Exiles of the Stars
published in 1971
It was clear from the first page that Exiles to the Stars was a sequel and a quick trip to Librarything confirmed that this was a sequel to Moon of Three Rings, which I’ve never read. It’s neither the first nor likely the last time I’ll read a sequel before the original novel and in Norts on’s case, since she wrote before the rise of the epic fantasy series, her novels always tell complete stories, with anything you need to know from earlier books neatly explained. In Exiles of the Stars the things that need explaining are the protagonists, Krip Vorlund and his companion Maelen. Both are not what they seem. Krip outwardly looks like a Thassa, a humanoid alien race, but his mind is human, having taken over the Thassa body when his original was destroyed. The same thing happened to Maelen, now inhabiting the form of a glasssa, a small four footed hunting animal where she once had been a woman and priestess on a planet where the priesthood was adept at body switching. All this of course the result of the action from the previous novel.
Their prediciment shows up the important role psi powers and mind control play in Norton’s space opera, as it does here. Many of her heroes either encounter ESP or discover their own talents during their adventures. It can feel a bit old fashioned, on a par with the navigation tapes used to steer the spaceships. But in this case it also shows how large and strange Norton’s universe is, where her heroes are lucky to survive, let alone thriumph. Occasionally in the wrong body.
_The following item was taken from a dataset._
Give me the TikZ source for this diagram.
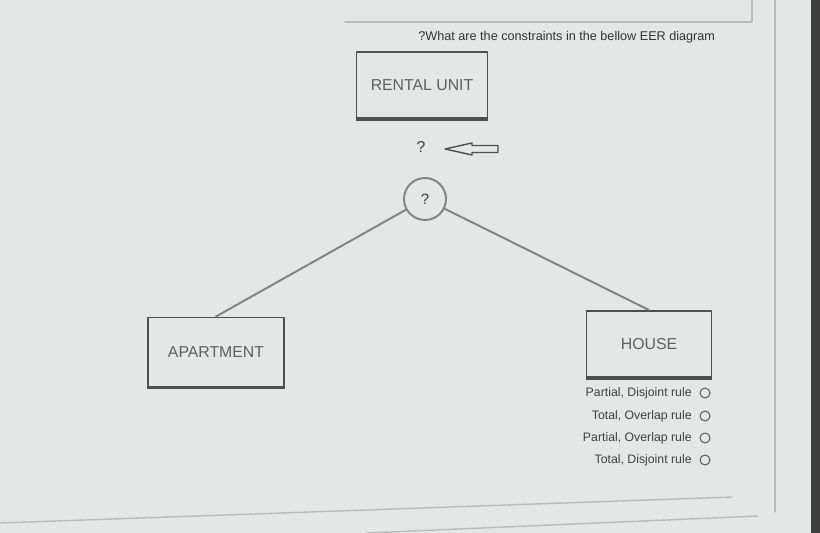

Exiles of the Stars starts with the Free Trader ship Lydis Krip and Maelen are part of taking on an assignment for the priests of Thoth, a planet in the Amen-Re system. They’re having a spot of bother with a religiously inspired civil war and want to ship their most valuable temple treasures to their colony on Ptah, another planet in the system. That treasure consists of Forerunner relics, Thoth being particularly rich in the spoils left behind by long dead alien civilisations. Things go wrong when they set off on their journey to Ptah and their ship turns out to be sabotaged, forcing them to crashland on Sekmeth, an habitable but uncolonised world in the same system.
Once safely landed on Sekmeth it’s discovered that the ship can’t take off on its own anymore and two people are sent off in the ship’s flitter to the Patrol beacon routinely installed on any explored planet just for situations like this. They keep in contact by radio but suddenly their broadcasts cease. It’s clear that whoever was behind the sabotage of the Lydis may be present on Sekmeth. Therefore the remaining free traders decide to hide their cargo on Sekmeth while also building their own beacon to call the Patrol. Krip and Maelen are sent out to find a suitable hiding place for the treasures and discover an indication that Sekmeth too might have Forerunner remains…
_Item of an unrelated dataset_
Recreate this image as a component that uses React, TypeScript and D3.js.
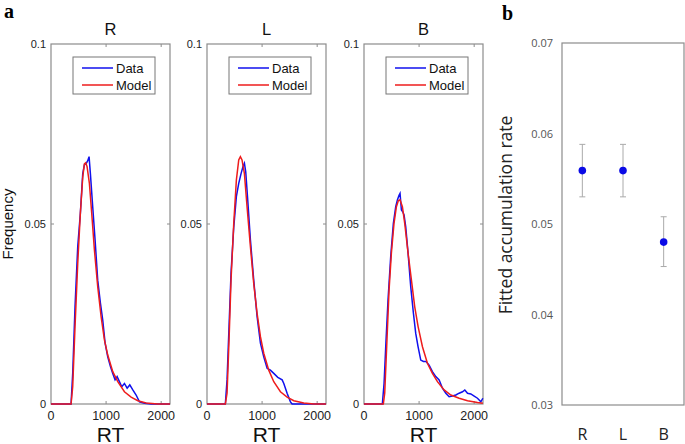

When a Patrol ship in the vicinity answers the Lydis emergency beacon and lands, it seems the worst problems are over, but this hope is shortlived. Coming back from the investigation of the disappeared crew members sent to the Patrol beacon, the whole ship is brought under mental control of an unknown enemy. Only Maeven manages to free herself from this and sets out to find the person or persons responsible. When she finds them, it turns out that there are not just Forerunner relics on Sekmeth, but actual Forerunners, a quartet of humanoids with vast mental powers, who’ve taken over not just the crew of the Lydis but also the Jack gang that had originally disturbed their resting place. Now only Maelen and Krip stand between these Forerunners and whatever their plans are for the galaxy…
There’s a bit of sloppiness in the plotting of this novel, as the sabotage of the Lydis seems to be unrelated to the events on Sekmeth — the villains there had no real need to bring down the ship, already having a Jack gang to do their dirty work and could only draw attention to themselves by doing this. Who was really behind the sabotage is never resolved, nor was the the trouble they had with the priests on Toth.
Norton also used a trick here she also used in Ordeal in Otherwhere, where the protagonist is goes on a journey in a dream or dreamlike state, then later discovers the reality of what they went through. So here Krip escapes from the villain’s base on his own, but when he leads the rest of the crew through it, it looks completely different from his memories. Both Krip and the reader are left wondering what happened.
Exiles to the Stars is so far the only Andre Norton novel I’ve read which has two protagonists rather than one, with chapters from both Krip and Maelen’s point of view. Maelen, a woman of power now locked in the body of an animal is an interesting viewpoint character, different from Norton’s usual young, somewhat naive and ignorant protagonists. An interesting change from her normal format.